Image source: instrumentationtools.com
Air Handler or Blower Units
These units usually comprise of:
Condensate Overflow Pan
It is a safety device that prevents leaks and spills. It either has a separate drain or a float switch that can shut down the AC if the pan is full.
These consist of the shut-down switch as well as the fuse that protects an AC circuit from overheating.
Evaporator Coil (Cooling Coil)
High-pressure refrigerant liquid, released into the cooling coil by the thermal expansion valve changes state from a liquid to a gas, causing a drop in temperature of the refrigerant and thus cooling the evaporator coil so that when we move air across the coil the air will, in turn, be cooled.
Image source: energy-starservices.com
The return plenum is connected to the return duct system. It is a compartment that receives air and provides it to the blower fan.
It is connected to the supply duct system. It is a compartment that collects air.
The return plenum and supply plenum are like “junction boxes” to which return ducts or supply ducts respectively can be connected.
It is the means by which an attic-mounted air handler is supported or held in place.
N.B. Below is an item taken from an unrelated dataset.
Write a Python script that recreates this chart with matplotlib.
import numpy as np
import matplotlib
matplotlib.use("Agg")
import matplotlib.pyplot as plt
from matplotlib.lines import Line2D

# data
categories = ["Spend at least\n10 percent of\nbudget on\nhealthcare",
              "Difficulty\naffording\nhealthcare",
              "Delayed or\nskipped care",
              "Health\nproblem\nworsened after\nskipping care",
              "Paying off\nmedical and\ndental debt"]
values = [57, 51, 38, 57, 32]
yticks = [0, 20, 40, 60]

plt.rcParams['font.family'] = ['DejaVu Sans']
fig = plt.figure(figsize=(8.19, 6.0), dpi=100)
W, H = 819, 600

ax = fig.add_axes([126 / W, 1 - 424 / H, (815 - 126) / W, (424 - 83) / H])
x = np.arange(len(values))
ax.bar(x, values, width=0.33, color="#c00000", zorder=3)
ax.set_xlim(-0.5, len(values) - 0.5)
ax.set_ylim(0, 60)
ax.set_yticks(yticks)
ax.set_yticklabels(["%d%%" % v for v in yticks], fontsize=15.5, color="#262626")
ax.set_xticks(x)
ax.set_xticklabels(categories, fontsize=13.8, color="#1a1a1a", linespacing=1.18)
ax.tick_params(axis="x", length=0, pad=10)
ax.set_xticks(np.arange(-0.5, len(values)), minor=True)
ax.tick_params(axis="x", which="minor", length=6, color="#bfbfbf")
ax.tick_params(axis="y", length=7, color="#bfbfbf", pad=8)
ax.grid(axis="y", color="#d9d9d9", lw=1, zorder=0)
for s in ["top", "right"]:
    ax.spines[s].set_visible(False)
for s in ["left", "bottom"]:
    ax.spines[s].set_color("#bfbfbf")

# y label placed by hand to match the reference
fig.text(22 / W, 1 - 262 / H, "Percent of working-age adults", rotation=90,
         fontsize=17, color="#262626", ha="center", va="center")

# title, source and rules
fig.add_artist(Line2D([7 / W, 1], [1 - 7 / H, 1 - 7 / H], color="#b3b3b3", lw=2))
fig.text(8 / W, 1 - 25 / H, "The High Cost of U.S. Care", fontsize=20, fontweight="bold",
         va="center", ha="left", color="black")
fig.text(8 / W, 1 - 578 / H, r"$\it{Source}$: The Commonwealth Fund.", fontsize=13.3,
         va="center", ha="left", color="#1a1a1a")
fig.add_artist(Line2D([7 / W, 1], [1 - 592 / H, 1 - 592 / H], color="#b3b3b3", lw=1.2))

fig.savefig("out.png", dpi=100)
You may suspend it from the roof rafters or place it on supporting wood beams.
Thermal Expansion Valve
An air conditioner thermal expansion valve is a device located at the cooling coil and connected between the incoming refrigerant line and the refrigerant inlet to the cooling coil in the air handler.
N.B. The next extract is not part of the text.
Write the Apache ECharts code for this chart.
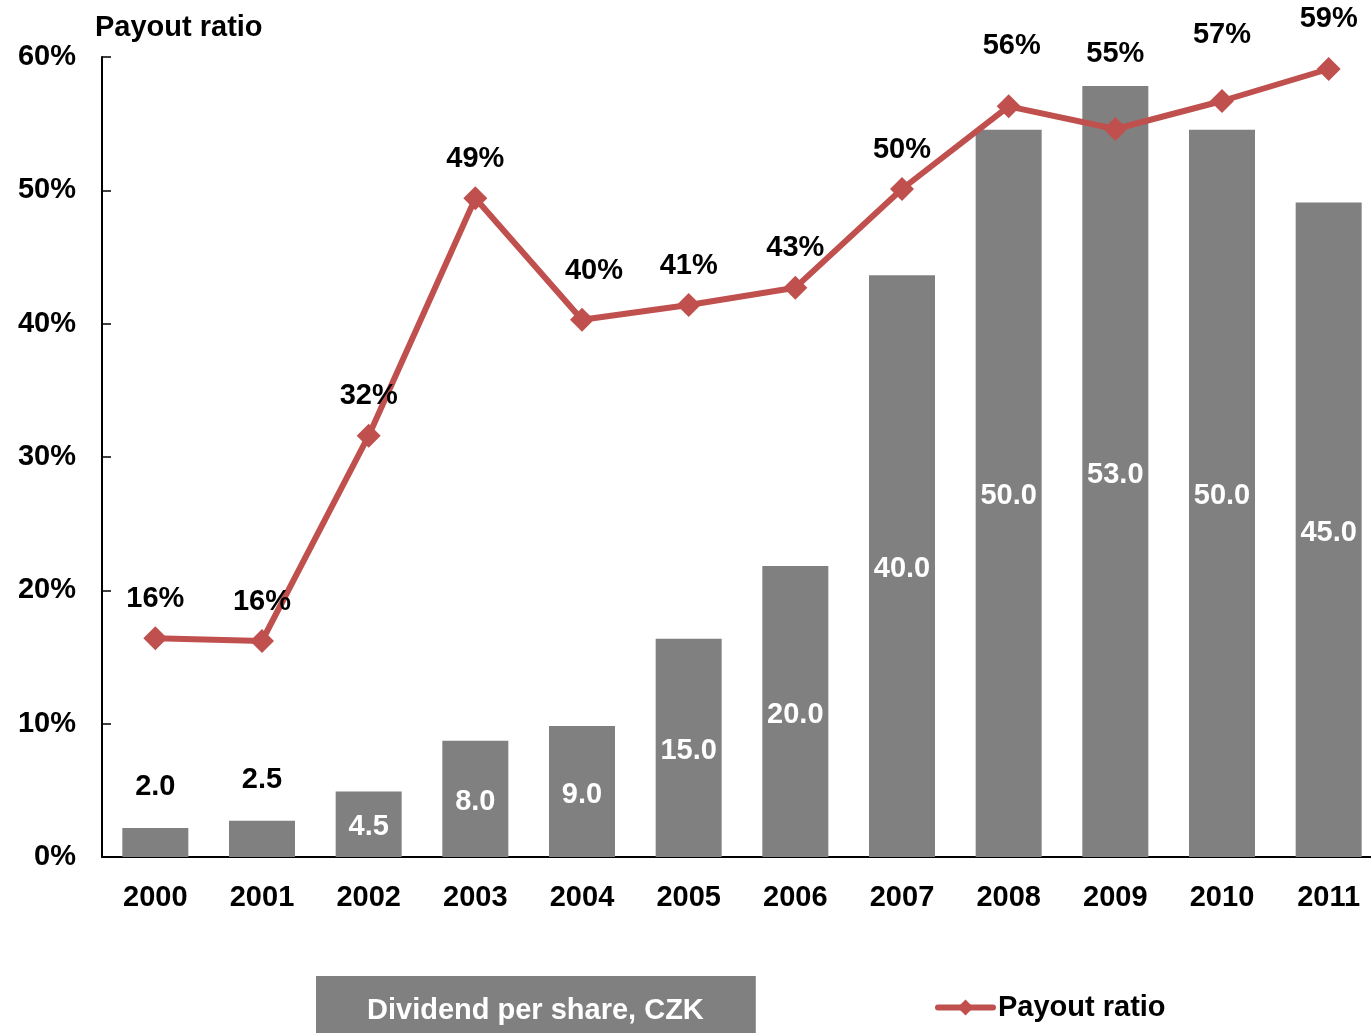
<!DOCTYPE html>
<html>
<head>
<meta charset="utf-8">
<title>Dividend per share and payout ratio</title>
<script src="https://cdn.jsdelivr.net/npm/echarts@6/dist/echarts.min.js"></script>
<style>
  html, body { margin: 0; padding: 0; background: #ffffff; }
  #chart { width: 1371px; height: 1033px; }
</style>
</head>
<body>
<div id="chart"></div>
<script>
// Years on the category axis
var years = ['2000', '2001', '2002', '2003', '2004', '2005', '2006', '2007', '2008', '2009', '2010', '2011'];
// Dividend per share, CZK
var dividend = [2.0, 2.5, 4.5, 8.0, 9.0, 15.0, 20.0, 40.0, 50.0, 53.0, 50.0, 45.0];
// Payout ratio, percent
var payout = [16.4, 16.2, 31.6, 49.4, 40.3, 41.4, 42.7, 50.1, 56.3, 54.6, 56.7, 59.1];
// Left axis ticks, percent
var payoutTicks = [0, 10, 20, 30, 40, 50, 60];

// Label nudges for the payout ratio labels that sit off the default spot
var payoutLabelNudge = [[0, 0], [0, 0], [0, 0], [0, 0], [12, -9], [0, 0], [0, 0], [0, 0], [3, -21], [0, -36], [0, -27], [0, -11]];

var FONT = '"Liberation Sans", Arial, sans-serif';
var FS = 29;
var GRAY = '#808080';
var RED = '#C0504D';

var barData = dividend.map(function (v) {
  var small = v < 3;
  return {
    value: v,
    label: small
      ? { position: 'top', distance: 26, color: '#000000' }
      : { position: 'inside', color: '#ffffff', offset: [0, 3] }
  };
});

var lineData = payout.map(function (v, i) {
  return { value: v, label: { offset: payoutLabelNudge[i] } };
});

var chart = echarts.init(document.getElementById('chart'), null, { renderer: 'canvas' });

chart.setOption({
  animation: false,
  backgroundColor: '#ffffff',
  textStyle: { fontFamily: FONT },
  grid: { left: 102, top: 57, bottom: 176, width: 1280, containLabel: false, outerBoundsMode: 'none' },
  legend: [
    {
      data: [{ name: 'Dividend per share, CZK', icon: 'rect' }],
      left: 316,
      top: 976,
      itemWidth: 0,
      itemHeight: 0,
      backgroundColor: GRAY,
      padding: [20, 52, 20, 46],
      selectedMode: false,
      textStyle: { color: '#ffffff', fontSize: FS, fontWeight: 'bold', fontFamily: FONT }
    },
    {
      data: ['Payout ratio'],
      left: 935,
      top: 993,
      padding: 0,
      itemWidth: 55,
      itemHeight: 20,
      selectedMode: false,
      lineStyle: { width: 6, cap: 'round' },
      textStyle: { color: '#000000', fontSize: FS, fontWeight: 'bold', fontFamily: FONT }
    }
  ],
  xAxis: {
    type: 'category',
    data: years,
    axisLine: { lineStyle: { color: '#000000', width: 2 } },
    axisTick: { show: false },
    axisLabel: { color: '#000000', fontSize: FS, fontWeight: 'bold', margin: 26, fontFamily: FONT }
  },
  yAxis: [
    {
      type: 'value',
      min: payoutTicks[0],
      max: payoutTicks[payoutTicks.length - 1],
      interval: payoutTicks[1] - payoutTicks[0],
      name: 'Payout ratio',
      nameLocation: 'end',
      nameGap: 29,
      nameTextStyle: {
        color: '#000000', fontSize: FS, fontWeight: 'bold', fontFamily: FONT,
        align: 'left', verticalAlign: 'middle', padding: [0, 0, 0, -7]
      },
      axisLine: { show: true, lineStyle: { color: '#000000', width: 2 } },
      axisTick: { show: true, inside: true, length: 9, lineStyle: { color: '#000000', width: 1.5 } },
      splitLine: { show: false },
      axisLabel: {
        color: '#000000', fontSize: FS, fontWeight: 'bold', margin: 26, fontFamily: FONT,
        formatter: '{value}%'
      }
    },
    {
      type: 'value',
      min: 0,
      max: 55,
      show: false,
      splitLine: { show: false }
    }
  ],
  series: [
    {
      name: 'Dividend per share, CZK',
      type: 'bar',
      yAxisIndex: 1,
      barWidth: 66,
      data: barData,
      itemStyle: { color: GRAY },
      label: {
        show: true,
        fontSize: FS,
        fontWeight: 'bold',
        fontFamily: FONT,
        formatter: function (p) { return p.value.toFixed(1); }
      },
      z: 2
    },
    {
      name: 'Payout ratio',
      type: 'line',
      yAxisIndex: 0,
      data: lineData,
      symbol: 'diamond',
      symbolSize: 24,
      lineStyle: { color: RED, width: 6 },
      itemStyle: { color: RED },
      label: {
        show: true,
        position: 'top',
        distance: 13,
        color: '#000000',
        fontSize: FS,
        fontWeight: 'bold',
        fontFamily: FONT,
        formatter: function (p) { return Math.round(p.value) + '%'; }
      },
      z: 3
    }
  ]
});
</script>
</body>
</html>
The air conditioning system thermal expansion valve or “TEV” is a device that regulates the flow of refrigerant from the incoming high-pressure side (from the compressor/condenser) into the low-pressure side (in the cooling coil).
Ducts and Vents for HVAC systems
Image source: rinaldis.com
Access ports to duct interior
Ductless air conditioning systems
Return air ducts
Return air ducts and registers collect warm moist air from the occupied space and return it to the air handler unit. Some air conditioning installations do not provide return air registers and ducts in every room and use one or more “central air return inlets” instead.
Supply air ducts
Supply air ducts deliver cooled air to the occupied space. They have the dual function of spreading out and directing the airflow into a location and permitting the regulation of airflow by opening or closing the register.
Supply air balancing dampers
Manual and motorized zone dampers may be installed inside the supply ducts at varying locations to permit balancing the airflow among different duct sections and thus among different building areas.
Thermostats are used to turn the air conditioning on and off and to set the desired indoor temperature. One thermostat will be located in each different air conditioning zone and will control an individual air handler unit’s operation.
A thermostat contains temperature sensors that govern the working of the heater and air conditioners. The best place to install a thermostat remains near the center of the building. It should be away from damp and stuffy areas.
Moreover, some HVAC systems have more than one thermostat. Each thermostat controls a specific area. Therefore, this remains an energy-efficient way as the occupied areas can choose the temperature most convenient for the occupants.
Image Source: apexairco.com
They also integrate control systems to automate responses. Also, heating and cooling systems are automatically adjusted according to the temperature outside. So, constant monitoring ensures that neither overcooling nor overheating takes place.
HVAC (Heating, Ventilation, and Air Conditioning) Systems are instrumental in building design. Architectural design and HVAC installations go hand-in-hand. Therefore, make the HVAC installation plans at an early stage.
An HVAC system combines the processes of heating, cooling, and air ventilation. Thus, doing so enables the proper circulation of air inside the building. It also helps in modifying the building temperature according to the needs of the climate or season.
Also, there are various types of HVAC systems for commercial buildings like the Split AC System, the VRV or VRF system and, the CAV and VAV system. All types of HVAC systems fulfill specific requirements for different-sized buildings.
Thus, the bottom line is that great attention to detail must be paid while choosing HVAC systems that perfectly suit residential or commercial buildings. This system provides a safe and healthy indoor environment for any space.